LiMn₂O₄ (LMO) is a promising cathode material for Li ion batteries due to its high voltage, environmental benignity, and natural abundance.^1,2 Currently, LMO suffers from capacity fade due to Mn ion dissolution and a Jahn-Teller distortion which reduces the stability of the cathode structure.^3,4 Mechanical thin film measurements can provide information on the mechanical deformations of LMO during cycling and how these deformations affect the stability and longevity of LMO.

The surface stress and bulk strain associated with the mechanical deformation of LiMn₂O₄ as a result of lithiation and delithiation is measured using an in situ bending cantilever technique and an in situ digital image correlation technique, respectively. The combination of these techniques allows for a comparison between bulk and surface changes in the cathode material in a slurry cast electrode. The composite electrodes consist of ball-milled LMO active material, carboxymethylcellulose sodium salt binder, and conductive Super P carbon black and were tested in 1 M LiPF₆ electrolyte in 1:1 ethylene carbonate/dimethyl carbonate.

Strain measurements show volume contraction upon delithiation and volume expansion upon lithiation of the LMO electrode. The derivative of strain with respect to potential exhibits four distinct features, two upon delithiation (see figure) and two upon lithiation. The main features are aligned with the peaks in the cyclic voltammogram (CV) and correlate to changes in the LMO spinel lattice parameters.⁵

Tensile stress (surface contraction) is observed upon LMO delithiation, and compressive stress (surface expansion) is observed upon lithiation.
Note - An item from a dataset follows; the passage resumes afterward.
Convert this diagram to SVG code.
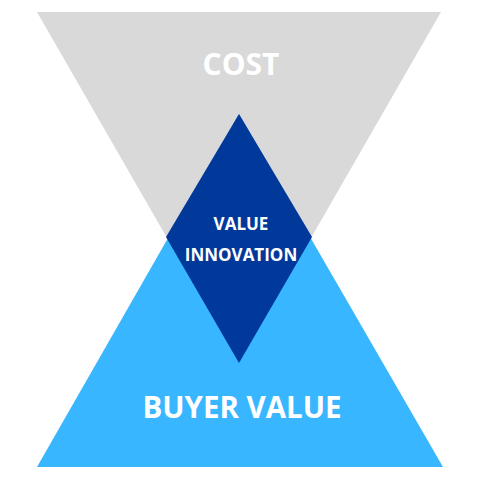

The derivative of stress with respect to potential also exhibits four distinct features. The stress derivative feature at lower potentials during delithiation precedes the current peak and therefore indicates that a significant surface contraction occurs before delithiation (see figure).

Stress and strain occur asynchronously during delithiation of LMO suggesting that different processes control bulk versus surface expansion and contraction. Strain is governed by changes in the bulk lattice parameters, and stress is controlled by numerous processes such as surface film growth and lattice distortions at the electrode/electrolyte interface.

 References

1. Thackeray, M. M.; Johnson, P. J.; Depicciotto, L. A.; Bruce, P. G.; Goodenough, J. B. Mater. Res. Bull. 1984, 19, 179.
2. Yi, T. F.; Zhu, Y. R.; Zhu, X. D.; Shu, J.; Yue, C. B.; Zhou, A. N. Ionics 2009, 15, 779.
3. Thackeray, M. M.; David, W. I. F.; Bruce, P. G.; Goodenough, J. B. Mater. Res. Bull. 1983, 18, 461.
4. Amatucci, G. G.; Schmutz, C .N.; Blyr, A.; Sigala, C.; Gozdz, A. S.; Larcher, D.; Tarascon, J. M. J. Power Sources 1997, 69, 11.
5. Sun, X.; Yang, X. Q.; Balasubramanian, M.; McBreen, J.; Xia, Y.; Sakai, T. J. Electrochem. Soc. 2002, 149, A842.